Successor Liability Under Michigan Law
The court examined the legal framework surrounding successor liability under Michigan law, which has a more expansive approach compared to Iowa’s traditional rule. Under Michigan law, a successor corporation may be held liable for a predecessor's defective products if there is sufficient continuity of the enterprise between the two entities. The court highlighted that relevant factors for establishing this continuity include the management structure, personnel, physical location, assets, and overall business operations. The plaintiffs argued that such continuity existed between Acorn Window Systems and ABC, particularly since the defendant purchased ABC's assets and continued operating without significant disruption. The court noted that these considerations were essential in determining whether the defendant could be held responsible for the liabilities incurred by ABC.
Genuine Issues of Material Fact
The court found that the plaintiffs presented sufficient evidence to create genuine issues of material fact regarding the defendant's liability as a successor corporation. The evidence showed that the defendant acquired ABC's physical plants and corporate headquarters while also maintaining a similar workforce, with 95% of ABC's employees retained post-sale. Additionally, the court noted that ABC ceased operations and liquidated immediately following the asset sale, which indicated a clear break from its previous business. The plaintiffs argued that because ABC was no longer viable after bankruptcy, they had no recourse against it, further supporting their claims against the defendant. The court concluded that these factors illustrated a continuity of enterprise, which was critical under Michigan law for establishing successor liability.

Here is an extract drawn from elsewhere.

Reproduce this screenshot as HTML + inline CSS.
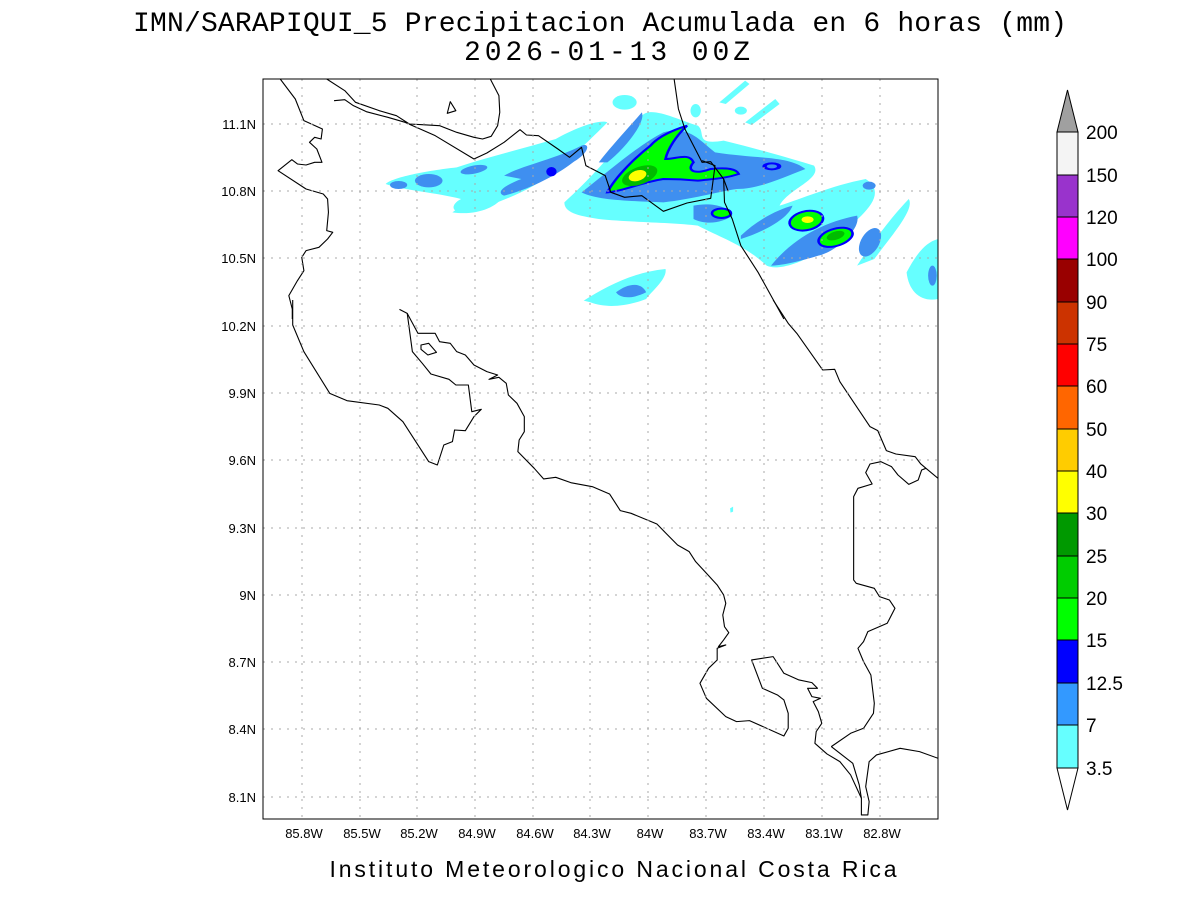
<!DOCTYPE html>
<html><head><meta charset="utf-8"><style>
html,body{margin:0;padding:0;background:#fff;}
svg{display:block;}
text{font-family:"Liberation Sans",sans-serif;fill:#000;}
</style></head><body>
<svg width="1200" height="900" viewBox="0 0 1200 900" xmlns="http://www.w3.org/2000/svg">
<rect width="1200" height="900" fill="#fff"/>
<text x="600" y="31" font-size="28" text-anchor="middle" style="font-family:'Liberation Mono',monospace" fill="#111" textLength="934" lengthAdjust="spacing">IMN/SARAPIQUI_5 Precipitacion Acumulada en 6 horas (mm)</text>
<text x="607" y="60" font-size="28" text-anchor="middle" style="font-family:'Liberation Mono',monospace" fill="#111" textLength="286" lengthAdjust="spacing">2026-01-13 00Z</text>
<text x="613" y="877" font-size="23" text-anchor="middle" fill="#222" textLength="567" lengthAdjust="spacing">Instituto Meteorologico Nacional Costa Rica</text>

<defs><clipPath id="c"><rect x="263" y="79" width="675" height="740"/></clipPath></defs>
<g clip-path="url(#c)">
<g transform="translate(263,79) scale(0.4305,0.3333)">
<g fill="#66ffff">
<path d="M285,315 C300,295 380,275 450,265 C520,235 600,210 680,180 C720,150 780,120 800,130 C770,170 720,230 680,280 C620,330 560,370 480,395 C440,410 430,380 460,360 C400,340 330,335 285,315 Z"/>
<path d="M700,370 C760,300 830,200 880,110 C900,80 960,120 1010,140 C1030,160 1000,200 1070,185 C1150,210 1230,240 1280,260 C1300,300 1220,330 1200,380 C1250,360 1320,320 1400,300 C1460,350 1380,420 1330,480 C1280,540 1200,580 1170,560 C1120,500 1070,480 1010,440 C950,430 850,430 780,420 C730,410 700,400 700,370 Z"/>
<path d="M1380,560 C1420,480 1470,400 1500,360 C1515,390 1460,470 1420,540 Z"/>
<path d="M1495,580 C1520,520 1540,490 1568,480 L1568,660 C1530,670 1500,640 1495,580 Z"/>
<path d="M745,665 C800,620 860,580 935,570 C940,600 900,640 890,660 C850,680 800,690 760,670 Z"/>
<ellipse cx="840" cy="70" rx="28" ry="22"/>
<path d="M1060,70 L1120,5 L1130,15 L1075,75 Z"/>
<path d="M1120,130 L1190,60 L1200,75 L1135,138 Z"/>
<ellipse cx="1110" cy="95" rx="14" ry="12"/>
<ellipse cx="1005" cy="95" rx="12" ry="20"/>
<path d="M440,400 C470,370 520,360 560,350 C540,390 490,410 440,400 Z"/>
</g>
<g fill="#3f8ff0">
<ellipse cx="385" cy="305" rx="32" ry="20"/>
<ellipse cx="315" cy="318" rx="20" ry="12"/>
<ellipse cx="490" cy="272" rx="32" ry="12" transform="rotate(-15 490 272)"/>
<path d="M560,290 C600,260 680,240 740,200 C760,190 760,220 720,250 C680,290 620,330 560,350 C540,340 560,320 600,300 Z"/>
<path d="M780,250 C810,200 860,130 880,100 C890,130 840,210 800,250 Z"/>
<path d="M740,340 C800,280 870,200 930,160 C990,140 1010,180 1050,220 C1150,240 1220,230 1260,270 C1200,300 1150,330 1100,330 C1050,340 1000,360 930,370 C850,365 780,365 740,340 Z"/>
<path d="M1180,560 C1230,480 1300,430 1380,410 C1390,450 1330,520 1290,530 C1240,550 1200,560 1180,560 Z"/>
<path d="M1000,380 C1040,370 1080,380 1090,410 C1070,430 1030,440 1000,420 Z"/>
<path d="M1110,470 C1150,420 1200,390 1230,380 C1220,420 1160,460 1110,480 Z"/>
<ellipse cx="1410" cy="490" rx="22" ry="45" transform="rotate(20 1410 490)"/>
<ellipse cx="1408" cy="320" rx="15" ry="12"/>
<ellipse cx="1555" cy="590" rx="10" ry="30"/>
<path d="M820,640 C850,610 880,610 890,640 C860,660 830,660 820,640 Z"/>
</g>
<g fill="#00ff00" stroke="#0000ff" stroke-width="6">
<path d="M800,340 C820,290 870,230 900,200 C920,170 960,150 985,140 C960,170 940,210 935,240 C960,240 990,220 1000,250 C980,280 1010,285 1040,270 C1080,265 1100,270 1105,285 C1070,300 1040,300 1010,305 C970,300 950,300 930,300 C880,310 840,335 800,340 Z"/>
<ellipse cx="1065" cy="403" rx="22" ry="14"/>
<ellipse cx="1262" cy="425" rx="40" ry="28" transform="rotate(-20 1262 425)"/>
<ellipse cx="1330" cy="475" rx="42" ry="25" transform="rotate(-25 1330 475)"/>
</g>
<g fill="#00bb00">
<ellipse cx="875" cy="290" rx="45" ry="25" transform="rotate(-30 875 290)"/>
<ellipse cx="1330" cy="470" rx="22" ry="12" transform="rotate(-25 1330 470)"/>
</g>
<g fill="#0000ff"><ellipse cx="1182" cy="262" rx="22" ry="12"/><ellipse cx="670" cy="278" rx="12" ry="14"/></g>
<g fill="#3f8ff0"><ellipse cx="1182" cy="262" rx="12" ry="6"/></g>
<g fill="#ffff00"><ellipse cx="870" cy="290" rx="22" ry="15" transform="rotate(-30 870 290)"/><ellipse cx="1265" cy="422" rx="14" ry="10"/></g>
<g fill="none" stroke="#000" stroke-width="1.1" stroke-linejoin="round">
<path vector-effect="non-scaling-stroke" d="M40,0 L75,60 L95,125 L138,150 L135,180 L120,175 L108,190 L125,210 L137,250 L120,250 L100,258 L80,255 L67,242 L35,275 L100,330 L140,345 L150,360 L152,400 L148,455 L162,460 L150,480 L130,505 L100,515 L90,535 L95,575 L80,605 L60,650 L68,690 L68,720"/>
<path vector-effect="non-scaling-stroke" d="M148,0 L190,35 L215,70 L270,95 L310,110 L340,135 L370,137 L410,140 L450,160 L490,175 L510,180 L530,172 L545,140 L550,100 L548,50 L528,0"/>
<path vector-effect="non-scaling-stroke" d="M165,65 L190,62 L210,80 L240,98 L290,115 L330,130 L400,170 L490,240 L520,222 L560,190 L597,152 L612,168 L640,170 L685,210 L712,235 L740,205 L750,260 L795,290 L808,340 L840,355 L880,350 L930,397 L985,372 L1040,358 L1050,260 L1020,245"/>
<path vector-effect="non-scaling-stroke" d="M955,0 L965,90 L980,150 L1010,225 L1020,250 L1040,248 L1070,300 L1080,335"/>
<path vector-effect="non-scaling-stroke" d="M1070,300 L1072,370 L1090,420 L1110,500 L1150,580 L1210,720"/>
<path vector-effect="non-scaling-stroke" d="M435,68 L448,95 L428,103 Z"/>
</g>
</g>
<g transform="translate(263,300) scale(0.4305,0.3333)" fill="none" stroke="#000" stroke-linejoin="round">
<path vector-effect="non-scaling-stroke" stroke-width="1.1" d="M69,0 L69,75 L95,155 L155,280 L195,302 L270,315 L290,325 L325,365 L385,485 L405,495 L420,435 L440,425 L445,390 L470,392 L490,350 L507,328 L485,335 L477,255 L448,255 L432,238 L390,222 L370,190 L347,155 L335,40 L317,28"/>
<path vector-effect="non-scaling-stroke" stroke-width="1.1" d="M335,40 L360,100 L400,100 L410,125 L435,130 L450,155 L470,165 L490,195 L520,215 L545,225 L525,238 L548,232 L565,250 L570,285 L590,310 L607,350 L607,395 L595,420 L592,455 L630,505 L652,537 L680,532 L715,548 L765,560 L805,582 L830,632 L855,640 L915,672 L940,705 L963,735 L990,755 L1005,785 L1030,820 L1055,855 L1070,885 L1075,910 L1068,945 L1072,980 L1082,998 L1070,1020 L1058,1040 L1075,1035 L1055,1045 L1055,1080 L1035,1105 L1015,1150 L1030,1195 L1075,1250 L1100,1265 L1130,1262 L1210,1308 L1220,1285 L1220,1240 L1210,1200 L1195,1185 L1160,1165 L1135,1080 L1185,1070 L1210,1120 L1245,1140 L1275,1148 L1288,1165 L1265,1165 L1275,1190 L1295,1195 L1278,1205 L1290,1235 L1298,1270 L1285,1295 L1282,1330 L1310,1362 L1340,1385 L1365,1425 L1390,1495 L1390,1545 L1405,1545 L1408,1505 L1400,1460 L1408,1385 L1425,1365 L1480,1345 L1525,1355 L1568,1375"/>
<path vector-effect="non-scaling-stroke" stroke-width="1.1" d="M367,135 L385,130 L403,157 L383,165 L367,148 Z"/>
<path vector-effect="non-scaling-stroke" stroke-width="1.1" d="M1320,1340 L1365,1300 L1395,1285 L1418,1240 L1420,1210 L1412,1125 L1395,1085 L1382,1045 L1395,1025 L1405,995 L1450,970 L1468,925 L1455,900 L1432,890 L1420,865 L1378,850 L1372,840 L1372,590 L1382,565 L1415,552 L1400,518 L1410,492 L1435,485 L1460,500 L1475,525 L1500,553 L1522,540 L1530,510 L1540,505"/>
<path vector-effect="non-scaling-stroke" stroke-width="1.1" d="M1320,1340 L1345,1365 L1370,1390 L1385,1455 L1390,1495"/>
<path vector-effect="non-scaling-stroke" stroke-width="1.1" d="M1185,0 L1220,70 L1240,100 L1300,210 L1328,208 L1340,245 L1410,380 L1428,392 L1448,452 L1470,462 L1515,470 L1528,492 L1540,505 L1568,535"/>
<path stroke="none" fill="#66ffff" d="M1085,625 L1092,620 L1092,635 L1086,638 Z"/>
</g>
</g>
<g stroke="#aaa" stroke-width="1" stroke-dasharray="2,6">
<line x1="302" y1="79" x2="302" y2="819"/><line x1="360" y1="79" x2="360" y2="819"/><line x1="417" y1="79" x2="417" y2="819"/><line x1="475" y1="79" x2="475" y2="819"/><line x1="533" y1="79" x2="533" y2="819"/><line x1="590" y1="79" x2="590" y2="819"/><line x1="648" y1="79" x2="648" y2="819"/><line x1="706" y1="79" x2="706" y2="819"/><line x1="764" y1="79" x2="764" y2="819"/><line x1="822" y1="79" x2="822" y2="819"/><line x1="880" y1="79" x2="880" y2="819"/>
<line x1="263" y1="124" x2="938" y2="124"/><line x1="263" y1="191" x2="938" y2="191"/><line x1="263" y1="258" x2="938" y2="258"/><line x1="263" y1="326" x2="938" y2="326"/><line x1="263" y1="393" x2="938" y2="393"/><line x1="263" y1="460" x2="938" y2="460"/><line x1="263" y1="528" x2="938" y2="528"/><line x1="263" y1="595" x2="938" y2="595"/><line x1="263" y1="662" x2="938" y2="662"/><line x1="263" y1="729" x2="938" y2="729"/><line x1="263" y1="797" x2="938" y2="797"/>
</g>
<rect x="263" y="79" width="675" height="740" fill="none" stroke="#000" stroke-width="1"/>
<g font-size="13" text-anchor="end">
<text x="256" y="129">11.1N</text><text x="256" y="196">10.8N</text><text x="256" y="263">10.5N</text><text x="256" y="331">10.2N</text><text x="256" y="398">9.9N</text><text x="256" y="465">9.6N</text><text x="256" y="533">9.3N</text><text x="256" y="600">9N</text><text x="256" y="667">8.7N</text><text x="256" y="734">8.4N</text><text x="256" y="802">8.1N</text>
</g>
<g font-size="13" text-anchor="middle">
<text x="304" y="838">85.8W</text><text x="362" y="838">85.5W</text><text x="419" y="838">85.2W</text><text x="477" y="838">84.9W</text><text x="535" y="838">84.6W</text><text x="592" y="838">84.3W</text><text x="650" y="838">84W</text><text x="708" y="838">83.7W</text><text x="766" y="838">83.4W</text><text x="824" y="838">83.1W</text><text x="882" y="838">82.8W</text>
</g>
<g stroke="#000" stroke-width="1">
<polygon points="1057,132 1078,132 1067.5,90" fill="#a0a0a0"/>
<rect x="1057" y="132" width="21" height="43" fill="#f4f4f4"/>
<rect x="1057" y="175" width="21" height="42" fill="#9933cc"/>
<rect x="1057" y="217" width="21" height="42" fill="#ff00ff"/>
<rect x="1057" y="259" width="21" height="43" fill="#990000"/>
<rect x="1057" y="302" width="21" height="42" fill="#cc3300"/>
<rect x="1057" y="344" width="21" height="42" fill="#ff0000"/>
<rect x="1057" y="386" width="21" height="43" fill="#ff6600"/>
<rect x="1057" y="429" width="21" height="42" fill="#ffcc00"/>
<rect x="1057" y="471" width="21" height="42" fill="#ffff00"/>
<rect x="1057" y="513" width="21" height="43" fill="#009900"/>
<rect x="1057" y="556" width="21" height="42" fill="#00cc00"/>
<rect x="1057" y="598" width="21" height="42" fill="#00ff00"/>
<rect x="1057" y="640" width="21" height="43" fill="#0000ff"/>
<rect x="1057" y="683" width="21" height="42" fill="#3399ff"/>
<rect x="1057" y="725" width="21" height="43" fill="#66ffff"/>
<polygon points="1057,768 1078,768 1067.5,810" fill="#fff"/>
</g>
<g font-size="19">
<text x="1086" y="139">200</text><text x="1086" y="182">150</text><text x="1086" y="224">120</text><text x="1086" y="266">100</text><text x="1086" y="309">90</text><text x="1086" y="351">75</text><text x="1086" y="393">60</text><text x="1086" y="436">50</text><text x="1086" y="478">40</text><text x="1086" y="520">30</text><text x="1086" y="563">25</text><text x="1086" y="605">20</text><text x="1086" y="647">15</text><text x="1086" y="690">12.5</text><text x="1086" y="732">7</text><text x="1086" y="775">3.5</text>
</g>
</svg>
</body></html>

Defendant's Arguments Against Liability
The defendant contended that it could not be held liable as it did not design, manufacture, or sell the windows, and it emphasized that ABC continued to exist until its liquidation in Chapter 7 bankruptcy. The defendant also argued that the plaintiffs could pursue claims against ABC’s insurance company, implying that recourse was still available against the predecessor corporation. However, the court found these arguments unpersuasive, noting that the bankruptcy proceedings extinguished all debts and liabilities associated with ABC, including any potential insurance claims. The court highlighted that the essence of the plaintiffs' claims rested on the notion that they had no effective recourse against ABC due to its bankruptcy status, thus reinforcing their argument for successor liability against the defendant.
Conclusion of the Court
Ultimately, the court ruled to deny the defendant's motion for summary judgment, concluding that genuine issues of material fact existed regarding the continuity of enterprise between Acorn Window Systems and ABC. The court emphasized that the plaintiffs had successfully presented evidence indicating that the defendant continued to operate in a manner similar to its predecessor, thus potentially holding it liable for the defective windows. By applying Michigan law, which allowed for expanded successor liability under the "continuity of the enterprise" doctrine, the court reaffirmed the necessity of allowing the case to proceed to trial. This ruling highlighted the importance of assessing the totality of circumstances surrounding the asset acquisition and the operational continuity between the two corporations.